Keeping Vigilant Watch over Iran’s Nuclear Development

The implementation of the Iran nuclear agreement can also be a positive development for Egypt. As Iran is welcomed back into the global order and normalizes relations with the U.S. and Europe, western countries having close ties with Egypt can convince it that the deal’s monitoring process indeed is rigorous. This can ensure Egypt that Iran cannot get away with developing a nuclear weapon without the world imminently knowing about it.

As western powers may be able to provide a framework for inter-sectarian dialogue, bringing Iran back into the fold internationally may help reduce tensions in the Middle East. Within that context, Egypt and Iran can perhaps thaw their decades long frosty relations.

1979 was not only the year Iran transformed into a revolutionary republic – to which Egypt reacted with open hostility – but also the year when the Camp David peace agreement was signed between Egypt and Israel – something Iran, to put it mildly, did not look upon with affection.

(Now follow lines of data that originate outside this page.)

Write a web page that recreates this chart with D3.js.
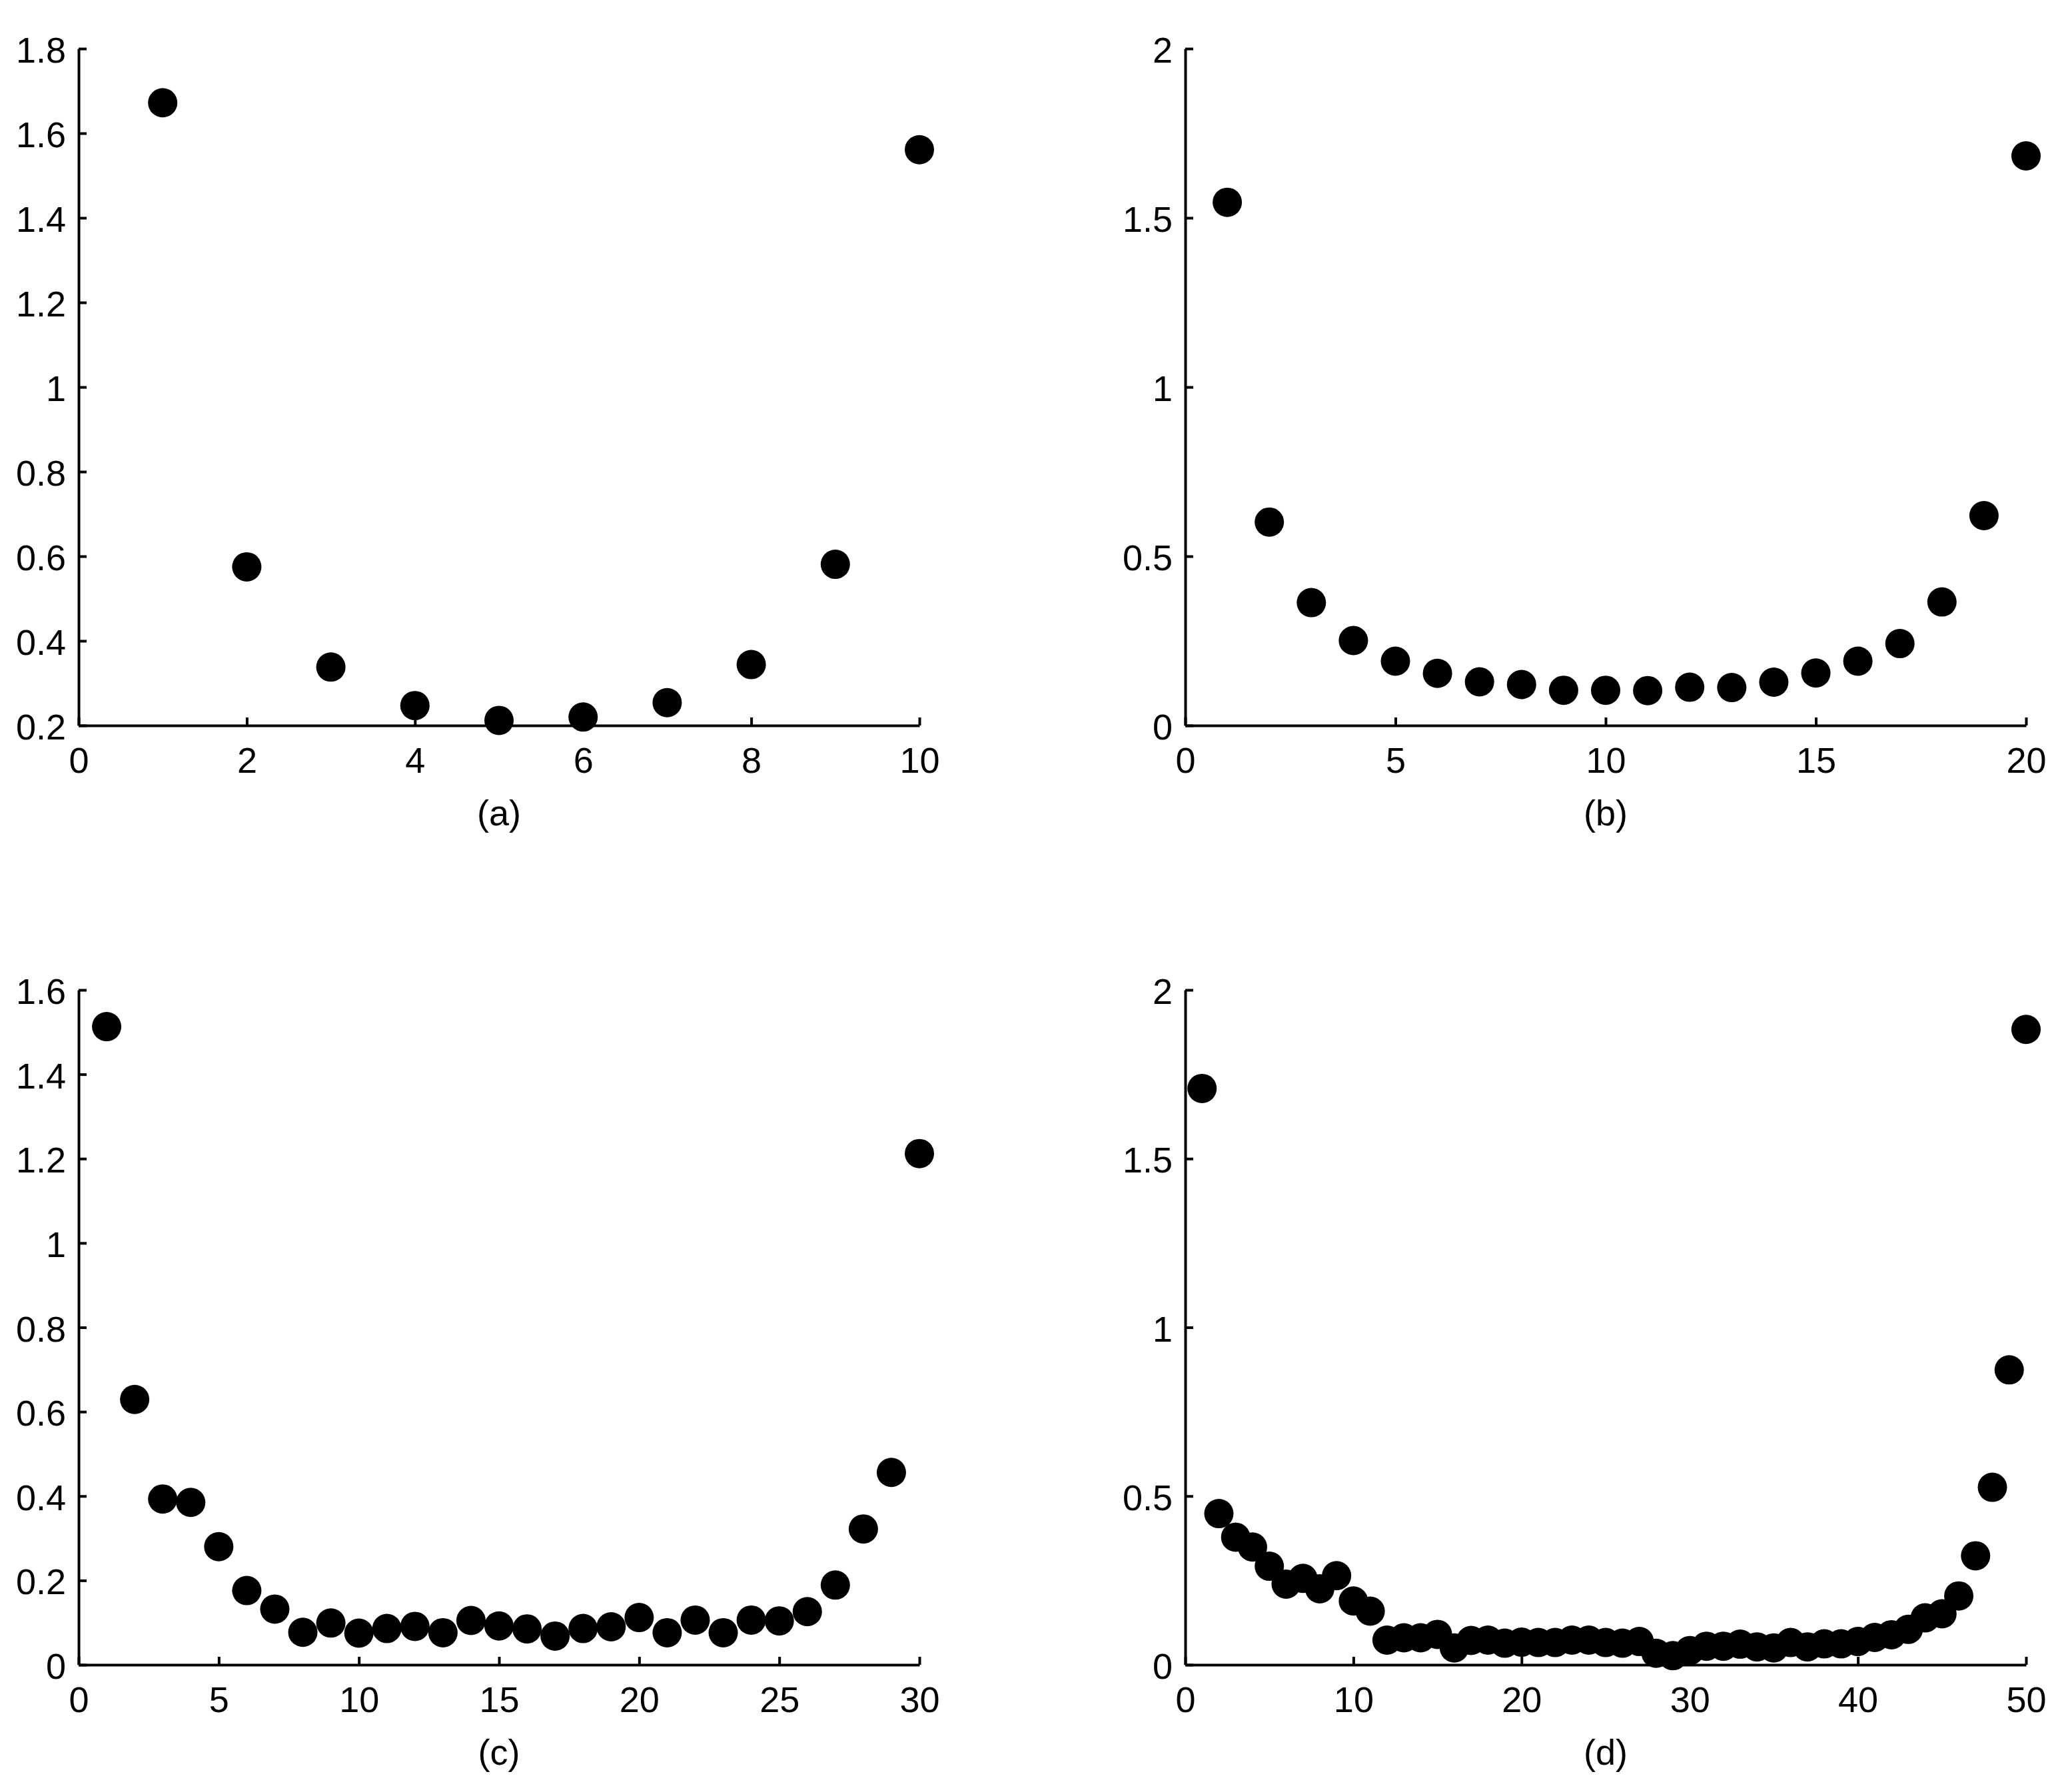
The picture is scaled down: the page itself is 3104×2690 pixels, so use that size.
<!DOCTYPE html>
<html>
<head>
<meta charset="utf-8">
<script src="https://cdn.jsdelivr.net/npm/d3@7"></script>
<style>
  body { margin: 0; background: #fff; }
  svg { display: block; }
  text { font-family: "Liberation Sans", Arial, sans-serif; }
</style>
</head>
<body>
<svg id="chart"></svg>
<script>
const width = 3104;
const height = 2690;

// values
const valuesA = [1.672, 0.575, 0.338, 0.247, 0.212, 0.220, 0.254, 0.344, 0.581, 1.561];
const valuesB = [1.546, 0.601, 0.363, 0.251, 0.190, 0.154, 0.129, 0.121, 0.104, 0.104,
                 0.103, 0.113, 0.112, 0.128, 0.155, 0.190, 0.242, 0.365, 0.620, 1.683];
const valuesC = [1.513, 0.629, 0.393, 0.385, 0.280, 0.176, 0.132, 0.077, 0.099, 0.075,
                 0.086, 0.091, 0.076, 0.105, 0.092, 0.085, 0.068, 0.086, 0.090, 0.112,
                 0.076, 0.106, 0.076, 0.106, 0.104, 0.126, 0.189, 0.322, 0.456, 1.212];
const valuesD = [1.708, 0.448, 0.378, 0.349, 0.292, 0.239, 0.256, 0.225, 0.264, 0.189,
                 0.159, 0.073, 0.080, 0.080, 0.090, 0.050, 0.072, 0.073, 0.064, 0.067,
                 0.066, 0.066, 0.073, 0.073, 0.066, 0.064, 0.069, 0.034, 0.027, 0.042,
                 0.055, 0.055, 0.061, 0.053, 0.050, 0.066, 0.053, 0.062, 0.062, 0.069,
                 0.081, 0.089, 0.105, 0.139, 0.151, 0.204, 0.323, 0.526, 0.874, 1.883];

const xTicksA = [0, 2, 4, 6, 8, 10];
const xTicksB = [0, 5, 10, 15, 20];
const xTicksC = [0, 5, 10, 15, 20, 25, 30];
const xTicksD = [0, 10, 20, 30, 40, 50];
const yTicksA = [0.2, 0.4, 0.6, 0.8, 1, 1.2, 1.4, 1.6, 1.8];
const yTicksB = [0, 0.5, 1, 1.5, 2];
const yTicksC = [0, 0.2, 0.4, 0.6, 0.8, 1, 1.2, 1.4, 1.6];
const yTicksD = [0, 0.5, 1, 1.5, 2];

const captions = ["(a)", "(b)", "(c)", "(d)"];

const svg = d3.select("#chart")
  .attr("width", width)
  .attr("height", height);

const fontSize = 54;
const plotW = 1262;

const panels = [
  { left: 118,  top: 73,   bottom: 1089, values: valuesA, xTicks: xTicksA, yTicks: yTicksA, caption: captions[0] },
  { left: 1779, top: 73,   bottom: 1089, values: valuesB, xTicks: xTicksB, yTicks: yTicksB, caption: captions[1] },
  { left: 118,  top: 1486, bottom: 2499, values: valuesC, xTicks: xTicksC, yTicks: yTicksC, caption: captions[2] },
  { left: 1779, top: 1486, bottom: 2499, values: valuesD, xTicks: xTicksD, yTicks: yTicksD, caption: captions[3] }
];

panels.forEach(p => {
  const g = svg.append("g")
    .attr("transform", `translate(${p.left},${p.top})`);
  const h = p.bottom - p.top;

  const x = d3.scaleLinear()
    .domain(d3.extent(p.xTicks))
    .range([0, plotW]);
  const y = d3.scaleLinear()
    .domain(d3.extent(p.yTicks))
    .range([h, 0]);

  // axes with inward ticks, no box
  const xAxis = g.append("g")
    .attr("transform", `translate(0,${h})`)
    .call(d3.axisBottom(x)
      .tickValues(p.xTicks)
      .tickFormat(d3.format("d"))
      .tickSizeInner(-12)
      .tickSizeOuter(0)
      .tickPadding(33));

  const yAxis = g.append("g")
    .call(d3.axisLeft(y)
      .tickValues(p.yTicks)
      .tickFormat(d => String(d))
      .tickSizeInner(-12)
      .tickSizeOuter(0)
      .tickPadding(19));

  [xAxis, yAxis].forEach(ax => {
    ax.select(".domain").attr("stroke", "#000").attr("stroke-width", 4);
    ax.selectAll(".tick line").attr("stroke", "#000").attr("stroke-width", 4);
    ax.selectAll(".tick text")
      .attr("fill", "#000")
      .attr("font-size", fontSize)
      .attr("font-family", "'Liberation Sans', Arial, sans-serif");
  });
  yAxis.selectAll(".tick text").attr("dy", "0.38em");

  // data points
  g.selectAll("circle")
    .data(p.values)
    .enter()
    .append("circle")
    .attr("cx", (d, i) => x(i + 1))
    .attr("cy", d => y(d))
    .attr("r", 22)
    .attr("fill", "#000");

  // panel caption
  g.append("text")
    .attr("x", plotW / 2)
    .attr("y", h + 150)
    .attr("text-anchor", "middle")
    .attr("font-size", fontSize)
    .attr("fill", "#000")
    .text(p.caption);
});
</script>
</body>
</html>
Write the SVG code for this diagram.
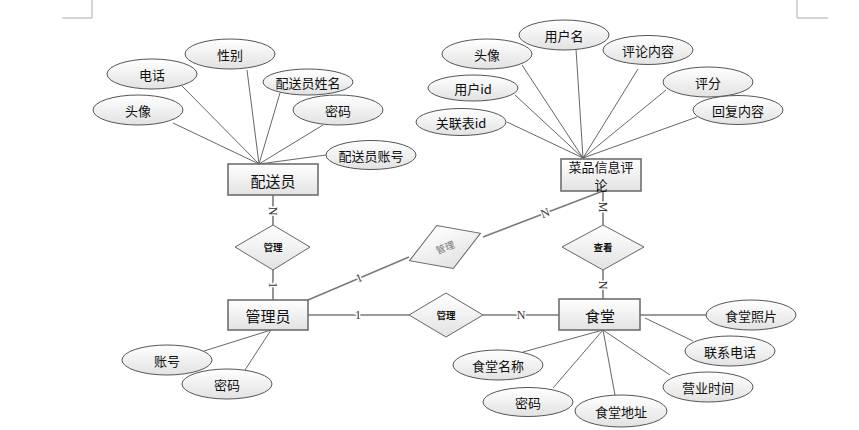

Egypt currently has a lot on its plate. An intensifying, but for the moment low-level insurgency in the restive Sinai Peninsula, economic troubles, recurrent waves of workers’ strikes, and political apathy means that the country is more keen on focusing on its domestic situation than being too involved in the region’s quagmires.

To that end, Egypt will, to the best of its capacities, try to limit its regional participation while keeping a watchful eye on Iran’s activities in the months and years to come.